Single-stage chili milling for improved energy efficiency through brittleness enhancement

Abstract

This study evaluated the potential of single-stage chili milling (SSCM) as a significantly more energy efficient alternative than the conventional multistage milling method. The research specifically investigated the impact of reducing the chili moisture content to enhance milling efficiency by increasing material brittleness. Initial chili moisture content, ranging from 12% to 13% w.b. during storage, was effectively reduced to 3.5-4% w.b. by allowing the chili to reach equilibrium moisture content in a controlled environment of 20% relative humidity and 37°C, created using heat pump air dehumidifiers. SSCM trials were performed using a pulverizer, and the energy consumption was rigorously analyzed using classical grinding laws, including Bond, Rittinger, and Kick’s laws. The results demonstrated a remarkable reduction in energy consumption for SSCM (266 kJ kg⁻¹) compared to the conventional multistage chili milling process (1116 kJ kg⁻¹). This substantial decrease is further highlighted by the significantly lower specific energy (88.65 kJ kg⁻¹ for SSCM compared to 611 kJ kg⁻¹) and Bond Work Index (BWI) (8.82 kWh t⁻¹ for SSCM compared to 255 kWh t⁻¹) observed with the single- stage method.
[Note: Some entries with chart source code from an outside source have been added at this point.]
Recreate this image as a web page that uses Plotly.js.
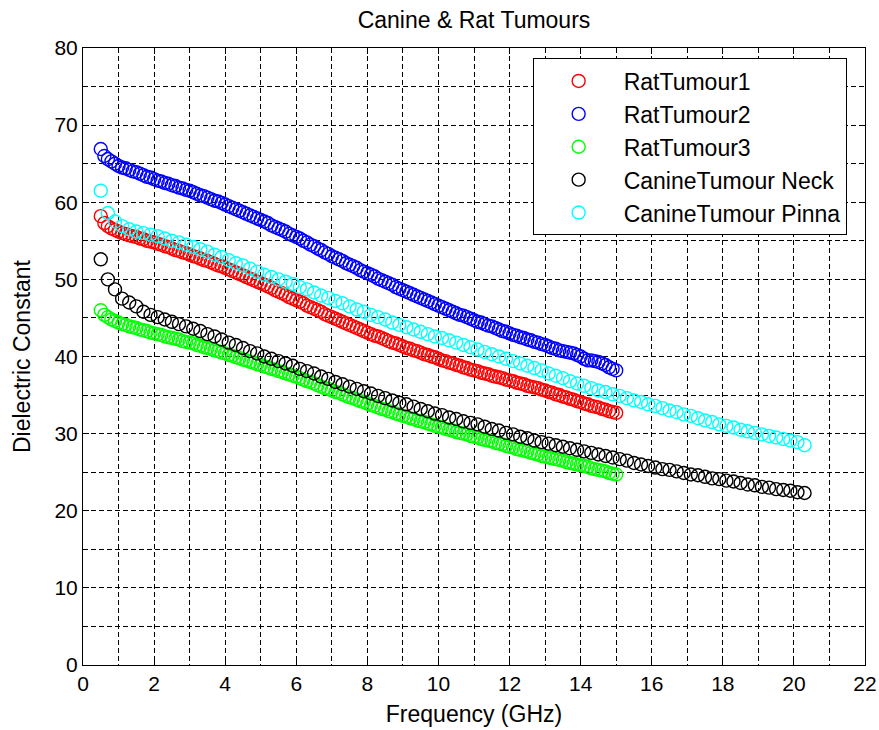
<!DOCTYPE html>
<html>
<head>
<meta charset="utf-8">
<script src="https://cdn.plot.ly/plotly-3.0.1.min.js"></script>
<style>html,body{margin:0;padding:0;background:#fff;}#chart{width:879px;height:730px;}</style>
</head>
<body>
<div id="chart"></div>
<script>
// Frequencies (GHz)
var ratFreq = [0.5,0.6,0.7,0.8,0.9,
1.0,1.1,1.2,1.3,1.4,1.5,1.6,1.7,1.8,1.9,2.0,2.1,2.2,2.3,2.4,2.5,2.6,2.7,2.8,2.9,
3.0,3.1,3.2,3.3,3.4,3.5,3.6,3.7,3.8,3.9,4.0,4.1,4.2,4.3,4.4,4.5,4.6,4.7,4.8,4.9,
5.0,5.1,5.2,5.3,5.4,5.5,5.6,5.7,5.8,5.9,6.0,6.1,6.2,6.3,6.4,6.5,6.6,6.7,6.8,6.9,
7.0,7.1,7.2,7.3,7.4,7.5,7.6,7.7,7.8,7.9,8.0,8.1,8.2,8.3,8.4,8.5,8.6,8.7,8.8,8.9,
9.0,9.1,9.2,9.3,9.4,9.5,9.6,9.7,9.8,9.9,10.0,10.1,10.2,10.3,10.4,10.5,10.6,10.7,10.8,10.9,
11.0,11.1,11.2,11.3,11.4,11.5,11.6,11.7,11.8,11.9,12.0,12.1,12.2,12.3,12.4,12.5,12.6,12.7,12.8,12.9,
13.0,13.1,13.2,13.3,13.4,13.5,13.6,13.7,13.8,13.9,14.0,14.1,14.2,14.3,14.4,14.5,14.6,14.7,14.8,14.9,15.0];

var canineFreq = [0.5,0.7,0.9,1.1,1.3,1.5,1.7,1.9,
2.1,2.3,2.5,2.7,2.9,3.1,3.3,3.5,3.7,3.9,4.1,4.3,4.5,4.7,4.9,5.1,5.3,5.5,5.7,5.9,
6.1,6.3,6.5,6.7,6.9,7.1,7.3,7.5,7.7,7.9,8.1,8.3,8.5,8.7,8.9,9.1,9.3,9.5,9.7,9.9,
10.1,10.3,10.5,10.7,10.9,11.1,11.3,11.5,11.7,11.9,12.1,12.3,12.5,12.7,12.9,13.1,13.3,13.5,13.7,13.9,
14.1,14.3,14.5,14.7,14.9,15.1,15.3,15.5,15.7,15.9,16.1,16.3,16.5,16.7,16.9,17.1,17.3,17.5,17.7,17.9,
18.1,18.3,18.5,18.7,18.9,19.1,19.3,19.5,19.7,19.9,20.1,20.3];

// Dielectric constant values
var ratTumour1 = [58.2,57.3,56.9,56.6,56.4,
56.2,56.0,55.9,55.7,55.6,55.5,55.3,55.2,55.0,54.9,54.8,54.6,54.5,54.3,54.2,54.0,53.8,53.7,53.5,53.4,
53.2,53.0,52.9,52.7,52.5,52.4,52.2,52.0,51.8,51.7,51.5,51.3,51.1,50.9,50.7,50.5,50.3,50.1,49.9,49.7,
49.5,49.3,49.1,48.9,48.6,48.4,48.2,48.0,47.7,47.5,47.3,47.1,46.9,46.6,46.4,46.2,46.0,45.8,45.5,45.3,
45.1,44.9,44.7,44.5,44.3,44.1,43.9,43.7,43.5,43.3,43.1,42.9,42.7,42.6,42.4,42.2,42.0,41.8,41.7,41.5,
41.3,41.1,41.0,40.8,40.7,40.5,40.3,40.2,40.0,39.9,39.7,39.5,39.4,39.2,39.1,38.9,38.8,38.6,38.5,38.3,
38.2,38.1,37.9,37.8,37.7,37.5,37.4,37.3,37.2,37.0,36.9,36.8,36.6,36.5,36.4,36.2,36.1,36.0,35.9,35.7,
35.6,35.4,35.3,35.1,35.0,34.8,34.7,34.5,34.4,34.2,34.1,33.9,33.8,33.6,33.5,33.4,33.2,33.1,32.9,32.8,32.7];

var ratTumour2 = [66.9,66.0,65.6,65.3,65.0,
64.7,64.5,64.4,64.2,64.0,63.9,63.7,63.5,63.3,63.2,63.0,62.8,62.7,62.5,62.4,62.2,62.1,61.9,61.8,61.6,
61.5,61.3,61.1,60.9,60.8,60.6,60.4,60.2,60.1,59.9,59.7,59.5,59.3,59.1,58.9,58.7,58.5,58.3,58.1,57.9,
57.7,57.5,57.3,57.0,56.8,56.6,56.4,56.2,55.9,55.7,55.5,55.3,55.0,54.8,54.5,54.3,54.0,53.8,53.5,53.3,
53.0,52.8,52.6,52.4,52.1,51.9,51.7,51.5,51.2,51.0,50.8,50.6,50.4,50.1,49.9,49.7,49.5,49.3,49.0,48.8,
48.6,48.4,48.2,48.0,47.8,47.6,47.4,47.2,47.0,46.8,46.6,46.4,46.2,46.0,45.8,45.6,45.4,45.3,45.1,44.9,
44.7,44.5,44.4,44.2,44.0,43.9,43.7,43.5,43.3,43.2,43.0,42.8,42.7,42.5,42.4,42.2,42.1,41.9,41.8,41.6,
41.5,41.3,41.1,41.0,40.8,40.7,40.6,40.5,40.4,40.2,40.0,39.7,39.5,39.5,39.4,39.3,39.1,38.9,38.6,38.4,38.2];

var ratTumour3 = [46.0,45.4,45.1,44.8,44.6,
44.4,44.2,44.1,43.9,43.8,43.7,43.5,43.4,43.3,43.1,43.0,42.9,42.8,42.6,42.5,42.4,42.3,42.2,42.0,41.9,
41.8,41.7,41.5,41.4,41.2,41.1,41.0,40.8,40.7,40.5,40.4,40.2,40.1,39.9,39.8,39.6,39.5,39.3,39.2,39.0,
38.9,38.7,38.6,38.4,38.3,38.1,38.0,37.8,37.7,37.5,37.4,37.2,37.0,36.8,36.7,36.5,36.3,36.1,35.9,35.8,
35.6,35.4,35.3,35.1,34.9,34.7,34.6,34.4,34.2,34.1,33.9,33.7,33.6,33.4,33.2,33.1,32.9,32.8,32.6,32.5,
32.3,32.2,32.0,31.9,31.7,31.6,31.5,31.3,31.2,31.0,30.9,30.8,30.6,30.5,30.4,30.2,30.1,30.0,29.9,29.7,
29.6,29.5,29.3,29.2,29.1,29.0,28.8,28.7,28.6,28.4,28.3,28.2,28.0,27.9,27.8,27.7,27.5,27.4,27.3,27.1,
27.0,26.9,26.8,26.7,26.6,26.5,26.3,26.2,26.1,26.0,25.9,25.8,25.7,25.5,25.4,25.3,25.2,25.1,24.9,24.8,24.7];

var canineNeck = [52.6,50.0,48.7,47.5,47.0,46.5,45.8,45.4,
45.1,44.8,44.5,44.2,43.9,43.6,43.3,42.9,42.6,42.2,41.8,41.5,41.1,40.7,40.4,40.0,39.7,39.4,39.1,38.8,
38.4,38.1,37.8,37.4,37.1,36.7,36.4,36.1,35.8,35.5,35.2,34.9,34.6,34.3,34.0,33.8,33.5,33.2,32.9,32.6,
32.4,32.1,31.9,31.6,31.4,31.2,30.9,30.6,30.4,30.1,29.9,29.6,29.4,29.1,28.9,28.7,28.5,28.3,28.1,27.9,
27.7,27.5,27.3,27.1,26.9,26.7,26.5,26.2,26.0,25.8,25.6,25.4,25.3,25.1,24.9,24.7,24.6,24.4,24.2,24.1,
23.9,23.8,23.6,23.4,23.3,23.1,23.0,22.8,22.7,22.6,22.4,22.3];

var caninePinna = [61.5,58.6,57.5,56.9,56.5,56.2,56.0,55.8,
55.6,55.3,55.0,54.8,54.5,54.2,53.9,53.6,53.2,52.9,52.5,52.1,51.8,51.4,51.0,50.6,50.3,50.0,49.7,49.4,
49.0,48.7,48.3,47.9,47.6,47.2,46.9,46.5,46.1,45.8,45.4,45.1,44.8,44.4,44.1,43.8,43.5,43.2,42.9,42.6,
42.4,42.1,41.8,41.5,41.2,40.9,40.6,40.3,40.0,39.7,39.4,39.1,38.8,38.5,38.2,37.8,37.5,37.2,36.8,36.5,
36.2,35.9,35.6,35.4,35.1,34.9,34.6,34.3,34.1,33.8,33.6,33.3,33.0,32.8,32.5,32.3,32.0,31.7,31.5,31.2,
31.0,30.8,30.5,30.3,30.1,29.9,29.7,29.5,29.3,29.1,28.9,28.5];

var seriesNames = ['RatTumour1','RatTumour2','RatTumour3','CanineTumour Neck','CanineTumour Pinna'];
var seriesColors = ['#ff0000','#0000ff','#00ff00','#000000','#00ffff'];
var seriesX = [ratFreq, ratFreq, ratFreq, canineFreq, canineFreq];
var seriesY = [ratTumour1, ratTumour2, ratTumour3, canineNeck, caninePinna];

var FONT = 'Liberation Sans, Arial, Helvetica, sans-serif';

var traces = seriesNames.map(function(n, i){
  return {
    type: 'scatter', mode: 'markers', name: n, legendgroup: 'g' + i,
    x: seriesX[i], y: seriesY[i],
    marker: {symbol: 'circle-open', size: 13, color: seriesColors[i], line: {width: 1.4, color: seriesColors[i]}}
  };
});

var dash = '5px,3px';
function axis(range, dtick, minorDtick, titleText, standoff){
  return {
    range: range, tick0: 0, dtick: dtick, autorange: false,
    ticks: 'inside', ticklen: 6, tickwidth: 1, tickcolor: '#000',
    showline: true, linecolor: '#000', linewidth: 1, mirror: 'ticks',
    showgrid: true, gridcolor: '#000', gridwidth: 1, griddash: dash,
    zeroline: false,
    minor: {dtick: minorDtick, tick0: 0, showgrid: true, gridcolor: '#000', gridwidth: 1, griddash: dash, ticks: ''},
    tickfont: {family: FONT, size: 21, color: '#000'},
    title: {text: titleText, font: {family: FONT, size: 23, color: '#000'}, standoff: standoff}
  };
}

var layout = {
  width: 879, height: 730,
  margin: {l: 83, r: 14, t: 48, b: 65, pad: 0},
  paper_bgcolor: '#fff', plot_bgcolor: '#fff',
  font: {family: FONT, color: '#000'},
  title: {text: 'Canine & Rat Tumours', font: {family: FONT, size: 23, color: '#000'},
          xref: 'paper', x: 0.5, xanchor: 'center', yref: 'container', y: 0.972, yanchor: 'middle'},
  xaxis: axis([0, 22], 2, 1, 'Frequency (GHz)', 11),
  yaxis: axis([0, 80], 10, 5, 'Dielectric Constant', 17),
  showlegend: true,
  legend: {x: 0.575, y: 0.983, xanchor: 'left', yanchor: 'top', bgcolor: '#fff',
           bordercolor: '#000', borderwidth: 1, font: {family: FONT, size: 23, color: '#000'},
           itemwidth: 80, tracegroupgap: 10, traceorder: 'normal'}
};

Plotly.newPlot('chart', traces, layout, {displayModeBar: false, staticPlot: true});
</script>
</body>
</html>
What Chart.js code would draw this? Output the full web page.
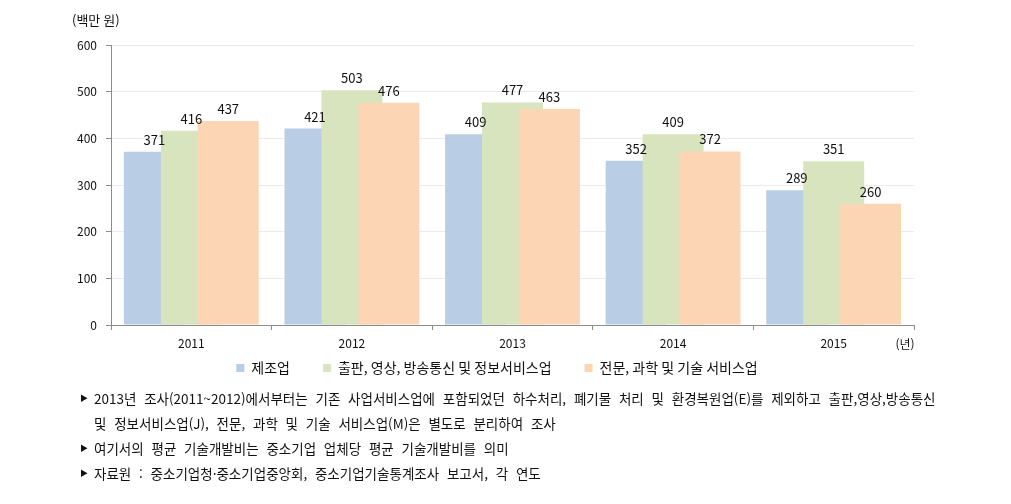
<!DOCTYPE html>
<html lang="ko">
<head>
<meta charset="utf-8">
<script src="https://cdn.jsdelivr.net/npm/chart.js@4.4.1/dist/chart.umd.min.js"></script>
<style>
  html, body { margin: 0; padding: 0; background: #fff; }
  #wrap { position: relative; width: 1011px; height: 504px; overflow: hidden; }
  #chartBox { position: absolute; left: 0; top: 0; width: 1011px; height: 411px; }
  .notes { position: absolute; left: 0; top: 385px; width: 1011px;
           font-family: "Noto Sans CJK KR", sans-serif; font-size: 13.5px; color: #111; }
  .notes div { position: absolute; white-space: nowrap; line-height: 26px; word-spacing: 4px; }
  .notes .mark { position: absolute; font-size: 8px; left: 80px; line-height: 26px; }
</style>
</head>
<body>
<div id="wrap">
  <div id="chartBox"><canvas id="devChart"></canvas></div>
  <div class="notes" id="notes"></div>
</div>
<script>
const years = ['2011', '2012', '2013', '2014', '2015'];
const manufacturing = [371, 421, 409, 352, 289];
const publishing = [416, 503, 477, 409, 351];
const professional = [437, 476, 463, 372, 260];
const seriesNames = ['제조업', '출판, 영상, 방송통신 및 정보서비스업', '전문, 과학 및 기술 서비스업'];
const seriesColors = ['#b9cde5', '#d7e4bd', '#fcd5b5'];
const yMax = 600;
const yStep = 100;
const unitLabel = '(백만 원)';
const xUnitLabel = '(년)';
const noteLines = [
  { mark: true, text: '2013년 조사(2011~2012)에서부터는 기존 사업서비스업에 포함되었던 하수처리, 폐기물 처리 및 환경복원업(E)를 제외하고 출판,영상,방송통신' },
  { mark: false, text: '및 정보서비스업(J), 전문, 과학 및 기술 서비스업(M)은 별도로 분리하여 조사' },
  { mark: true, text: '여기서의 평균 기술개발비는 중소기업 업체당 평균 기술개발비를 의미' },
  { mark: true, text: '자료원 : 중소기업청·중소기업중앙회, 중소기업기술통계조사 보고서, 각 연도' }
];

// notes under the chart
(function(){
  const box = document.getElementById('notes');
  noteLines.forEach((ln, i) => {
    const top = i * 25;
    if (ln.mark) {
      const m = document.createElement('span');
      m.className = 'mark';
      m.style.top = top + 'px';
      m.textContent = '▶';
      box.appendChild(m);
    }
    const d = document.createElement('div');
    d.style.left = '94px';
    d.style.top = top + 'px';
    d.textContent = ln.text;
    box.appendChild(d);
  });
})();

const FONT = '"Noto Sans CJK KR", "Noto Sans", sans-serif';

// draw bars left-to-right so the later series overlaps the earlier, then the value labels
const overlapDraw = {
  id: 'overlapDraw',
  afterLayout(chart) {
    // nudge the legend up/right to where the reference has it
    const lg = chart.legend;
    lg.top -= 25; lg.bottom -= 25;
    lg.left += 10; lg.right += 10;
  },
  beforeDatasetsDraw(chart) {
    const ctx = chart.ctx;
    const metas = chart.getSortedVisibleDatasetMetas();
    metas.forEach(m => m.controller.draw());
    ctx.save();
    ctx.font = '13px ' + FONT;
    ctx.fillStyle = '#111';
    ctx.textAlign = 'center';
    ctx.textBaseline = 'alphabetic';
    metas.forEach(m => {
      const vals = chart.data.datasets[m.index].data;
      m.data.forEach((el, i) => {
        ctx.fillText(String(vals[i]), el.x, el.y - 7);
      });
    });
    ctx.restore();
    return false;
  },
  afterDraw(chart) {
    const ctx = chart.ctx;
    const x = chart.scales.x;
    ctx.save();
    ctx.font = '13px ' + FONT;
    ctx.fillStyle = '#111';
    ctx.textBaseline = 'middle';
    ctx.textAlign = 'left';
    ctx.fillText(unitLabel, 72, 20);
    ctx.textAlign = 'center';
    ctx.font = '12px ' + FONT;
    ctx.fillText(xUnitLabel, x.right - 9, 344);
    ctx.restore();
  }
};

const chart = new Chart(document.getElementById('devChart').getContext('2d'), {
  type: 'bar',
  data: {
    labels: years,
    datasets: [
      { label: seriesNames[0], data: manufacturing, backgroundColor: seriesColors[0] },
      { label: seriesNames[1], data: publishing, backgroundColor: seriesColors[1] },
      { label: seriesNames[2], data: professional, backgroundColor: seriesColors[2] }
    ]
  },
  options: {
    responsive: true,
    maintainAspectRatio: false,
    animation: false,
    events: [],
    layout: { padding: { left: 60, right: 97, top: 45, bottom: 1 } },
    datasets: { bar: { categoryPercentage: 0.69, barPercentage: 1.65 } },
    scales: {
      x: {
        grid: { display: true, drawOnChartArea: false, offset: true, tickLength: 5, tickColor: '#8c8c8c' },
        border: { color: '#8c8c8c' },
        ticks: { color: '#111', font: { family: FONT, size: 12 }, padding: 6 },
        afterFit(s) { s.height = 28; }
      },
      y: {
        min: 0, max: yMax,
        grid: { color: '#ebebeb', tickLength: 5, tickColor: '#8c8c8c' },
        border: { color: '#8c8c8c' },
        ticks: { stepSize: yStep, color: '#111', font: { family: FONT, size: 12 }, padding: 9 },
        afterFit(s) { s.width = 51; }
      }
    },
    plugins: {
      legend: {
        position: 'bottom',
        labels: { boxWidth: 8, boxHeight: 8, padding: 33, color: '#111', font: { family: FONT, size: 14 } }
      },
      tooltip: { enabled: false }
    }
  },
  plugins: [overlapDraw]
});
</script>
</body>
</html>
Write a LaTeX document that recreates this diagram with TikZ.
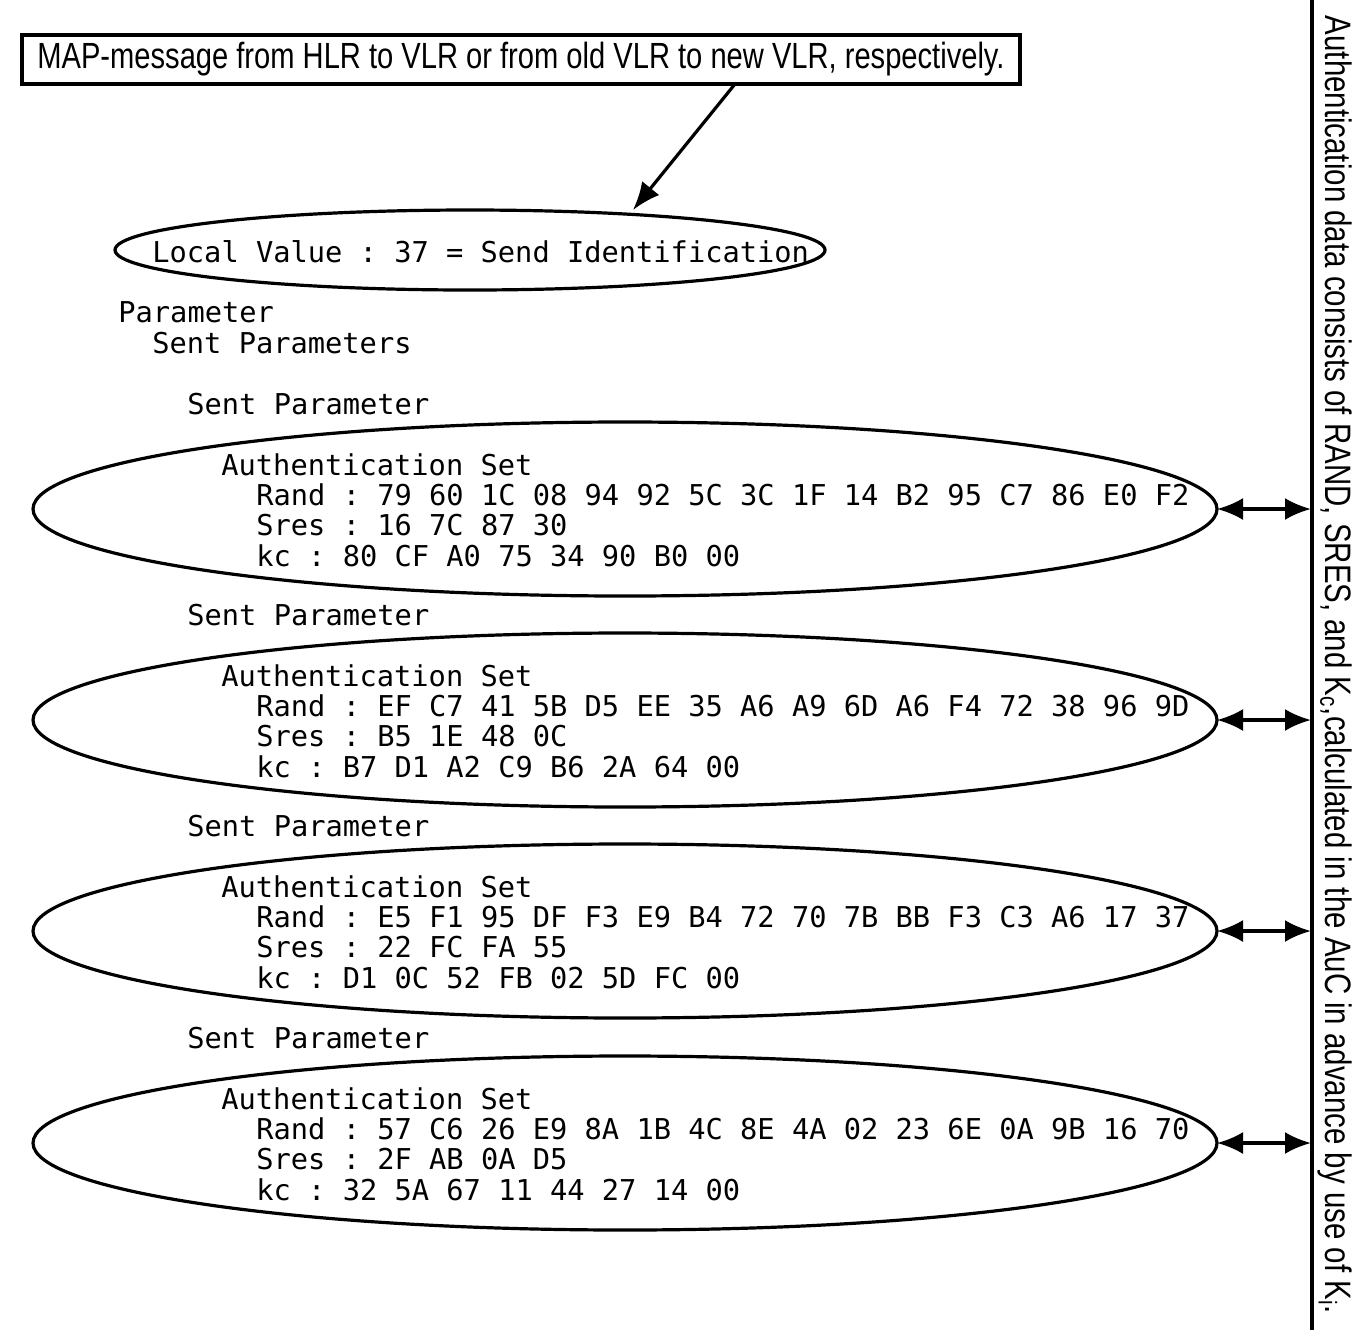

The calculated constants for Kick’s, Rittinger’s, and Bond’s laws consistently indicated the superior energy performance of SSCM. This study unequivocally demonstrates that controlled dehumidification as a pre-treatment significantly enhances the energy efficiency of chili milling, and the adoption of SSCM offers a compelling strategy for substantial energy savings in chili processing.